The chances of Aung San Suu Kyi becoming Myanmar’s next president have been receding for months.
But as parliament puts forward its nominations for the top job, the situation is clear: there will be no last-minute deal, no President Suu Kyi.
Those expecting a Nelson Mandela ending to this incredible story will be disappointed. But for Suu Kyi and her many supporters little has actually been lost.
This anticlimactic outcome strengthens her politically and diminishes the military in the eyes of the Burmese people.
The generals’ inflexibility, in the face of a huge popular mandate, has set the tone for what looks likely to be a period of confrontation between them and the newly elected democrats.
It was in November last year that Suu Kyi’s party, the National League for Democracy (NLD), swept the board in the long-awaited general election.
Emboldened by the result, the former political prisoner reached out to her long-time adversaries. In the past four months she has held three meetings with Commander-in-Chief Min Aung Hlaing. Suu Kyi was exploring the possibility of a grand deal.
What the NLD leader needed was the army’s approval for a legally dubious move. She wanted parliament to temporarily suspend the part of the constitution that bars her from becoming president.
Clause 59F famously disqualifies anyone whose spouse, children, and even spouses of children, have foreign passports. Suu Kyi’s two children by Oxford academic Michael Aris are British.
Supporters of the clause say it protects the country’s sovereignty, but many believe it was drafted by the military to close the door on Suu Kyi. To open that door, the Burmese army would have demanded concessions.
That could have meant giving the military the right to choose the chief ministers of several states, and securing promises that the army’s many business interests would be left alone.
Most importantly, the military is almost certain to have insisted that attempts to chip away at its political power be put on the back burner.
So beneath the feel-good headline of “President Suu Kyi”, the army would have consolidated its political role.
It’s not clear why the grand deal didn’t happen. Perhaps the army just couldn’t stomach the idea, or maybe Suu Kyi refused to concede enough. For whatever reason, the talks broke down.
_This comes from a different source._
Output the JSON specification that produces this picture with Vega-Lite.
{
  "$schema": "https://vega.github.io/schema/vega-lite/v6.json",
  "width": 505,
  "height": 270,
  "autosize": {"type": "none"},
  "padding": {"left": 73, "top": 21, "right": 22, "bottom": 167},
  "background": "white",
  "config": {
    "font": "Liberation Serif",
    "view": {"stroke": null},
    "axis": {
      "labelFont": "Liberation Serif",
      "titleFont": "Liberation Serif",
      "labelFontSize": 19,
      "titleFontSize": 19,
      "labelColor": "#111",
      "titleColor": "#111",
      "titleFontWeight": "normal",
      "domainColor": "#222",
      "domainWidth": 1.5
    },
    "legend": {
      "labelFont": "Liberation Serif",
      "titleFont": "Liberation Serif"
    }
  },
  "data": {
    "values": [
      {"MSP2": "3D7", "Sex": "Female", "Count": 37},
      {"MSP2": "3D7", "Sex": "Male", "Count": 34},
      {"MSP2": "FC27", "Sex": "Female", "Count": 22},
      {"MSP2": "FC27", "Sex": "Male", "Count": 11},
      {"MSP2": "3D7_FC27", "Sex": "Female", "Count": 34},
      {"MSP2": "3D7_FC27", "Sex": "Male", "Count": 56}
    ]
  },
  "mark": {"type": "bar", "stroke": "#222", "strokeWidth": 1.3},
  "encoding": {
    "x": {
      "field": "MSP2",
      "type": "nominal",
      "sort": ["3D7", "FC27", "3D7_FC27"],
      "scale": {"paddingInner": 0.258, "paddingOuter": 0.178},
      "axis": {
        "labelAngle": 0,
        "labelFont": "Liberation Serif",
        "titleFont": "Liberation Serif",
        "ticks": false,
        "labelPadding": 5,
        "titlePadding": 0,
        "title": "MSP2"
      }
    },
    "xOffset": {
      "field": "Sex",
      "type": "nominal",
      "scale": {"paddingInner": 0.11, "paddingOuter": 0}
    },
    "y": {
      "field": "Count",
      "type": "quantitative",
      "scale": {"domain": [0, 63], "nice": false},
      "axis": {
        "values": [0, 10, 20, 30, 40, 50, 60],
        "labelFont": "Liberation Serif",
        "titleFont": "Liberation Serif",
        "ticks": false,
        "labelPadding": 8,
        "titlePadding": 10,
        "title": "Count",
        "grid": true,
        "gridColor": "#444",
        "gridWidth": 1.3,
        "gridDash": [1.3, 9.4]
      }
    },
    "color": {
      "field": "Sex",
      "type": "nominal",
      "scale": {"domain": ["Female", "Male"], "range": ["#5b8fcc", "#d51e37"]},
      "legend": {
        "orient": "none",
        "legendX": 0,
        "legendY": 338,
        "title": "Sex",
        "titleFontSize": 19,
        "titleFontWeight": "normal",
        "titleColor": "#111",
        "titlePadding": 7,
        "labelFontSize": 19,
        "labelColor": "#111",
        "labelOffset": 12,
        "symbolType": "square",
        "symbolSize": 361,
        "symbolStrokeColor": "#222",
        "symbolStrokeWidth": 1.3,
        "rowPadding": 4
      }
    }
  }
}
So what, then, will the new political landscape look like?
Suu Kyi famously said before the election that she would be “above” whoever she picks to be president.
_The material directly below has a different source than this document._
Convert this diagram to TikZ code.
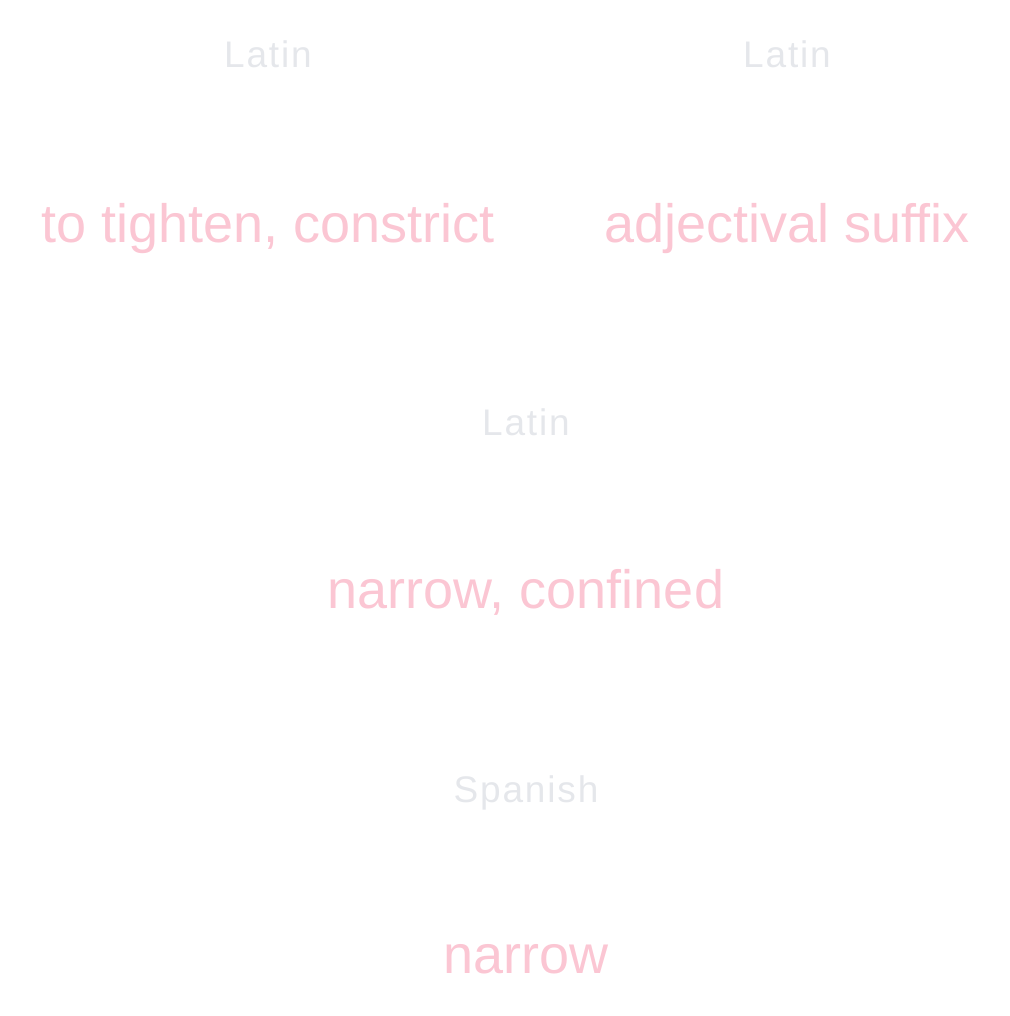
\documentclass[tikz,border=0pt]{standalone}
\usepackage{fontspec}
\setmainfont{Liberation Sans}
\newfontfamily\langfont[LetterSpace=5]{Liberation Sans}
\definecolor{langgray}{RGB}{229,231,235}
\definecolor{meaningpink}{RGB}{251,198,211}
\begin{document}
\begin{tikzpicture}[x=1pt,y=-1pt,
  lang/.style={anchor=base,inner sep=0pt,text=langgray,font=\langfont\fontsize{37}{37}\selectfont},
  meaning/.style={anchor=base,inner sep=0pt,text=meaningpink,font=\fontsize{54}{54}\selectfont}]
\useasboundingbox (0,0) rectangle (1009,1016);
\node[lang] (l1) at (268,68) {Latin};
\node[lang] (l2) at (787,68) {Latin};
\node[meaning] (m1) at (268,242) {to tighten, constrict};
\node[meaning] (m2) at (787,242) {adjectival suffix};
\node[lang] (l3) at (526,435) {Latin};
\node[meaning] (m3) at (526,608) {narrow, confined};
\node[lang] (l4) at (526,802) {Spanish};
\node[meaning] (m4) at (526,973) {narrow};
\end{tikzpicture}
\end{document}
It is clear that Htin Kyaw has been selected primarily for his loyalty. All Suu Kyi will have to do is pick up a phone to flex her presidential power by proxy. She has lost nothing there.
Unencumbered by any deal with the army, Suu Kyi will be freer to pursue her campaign platform from the 2015 election.
Her authority is unchallenged within her party and she will now remotely command both presidency and parliament. One of her priorities is likely to be a renewed bid to change the constitution to reduce the army’s power.
The unelected army representatives have already sampled the new order. Suu Kyi’s MPs are demanding that deals made by the army and the former government be re-examined.
In a rare moment of drama, all the men in green uniform stood up in the house in protest.
In the immediate aftermath of the election, Suu Kyi spoke of being inclusive and creating a government of national unity. That was before the army rejected her overtures.
It is expected that the government Suu Kyi leads will be a mix of NLD officials and technocrats. But will she now be in the mood to find room for those from the military party, the USDP? Quite possibly not.
The 2008 constitution will be the main limit on Suu Kyi’s power. Drafted by the generals, and approved in a sham referendum, it ensures the military retains its political role.
The key security ministries (home, defence, border affairs) are appointed not by the president but by the army commander-in-chief.
A quarter of the seats in parliament are also reserved for soldiers. That is not enough for them to block legislation, but sufficient to scupper any attempts to amend their constitution.
Much has changed in Myanmar, but the Burmese army has not budged one inch from the red lines it put into the constitution.
The democratic experiment, economic reforms and the emboldened Suu Kyi remain in a controlled space that the military designed and now seem intent on preserving.
Aung San Suu Kyi:
Daughter of Myanmar’s independence hero, Gen Aung San, assassinated in July 1947 when Suu Kyi was only two.
From 1964, studied philosophy, politics and economics at Oxford University, where she met her future husband, academic Michael Aris.
Returned to Rangoon in 1988 to look after her critically ill mother during the midst of a campaign for democratic reform.
Organised rallies and travelled around the country, calling for peaceful democratic reform and free elections.
Demonstrations brutally suppressed by the army, which seized power in a coup in September 1988, placing Suu Kyi under house arrest the following year.
Her party, the National League for Democracy (NLD), won a national election in 1990 – but the junta refused to relinquish power.
Suu Kyi spent protracted periods under house arrest until she was finally released unconditionally in 2010.
Awarded the Nobel Peace Prize in 1991.
Led the NLD to a majority win in Myanmar’s first openly contested election in 25 years in November 2015.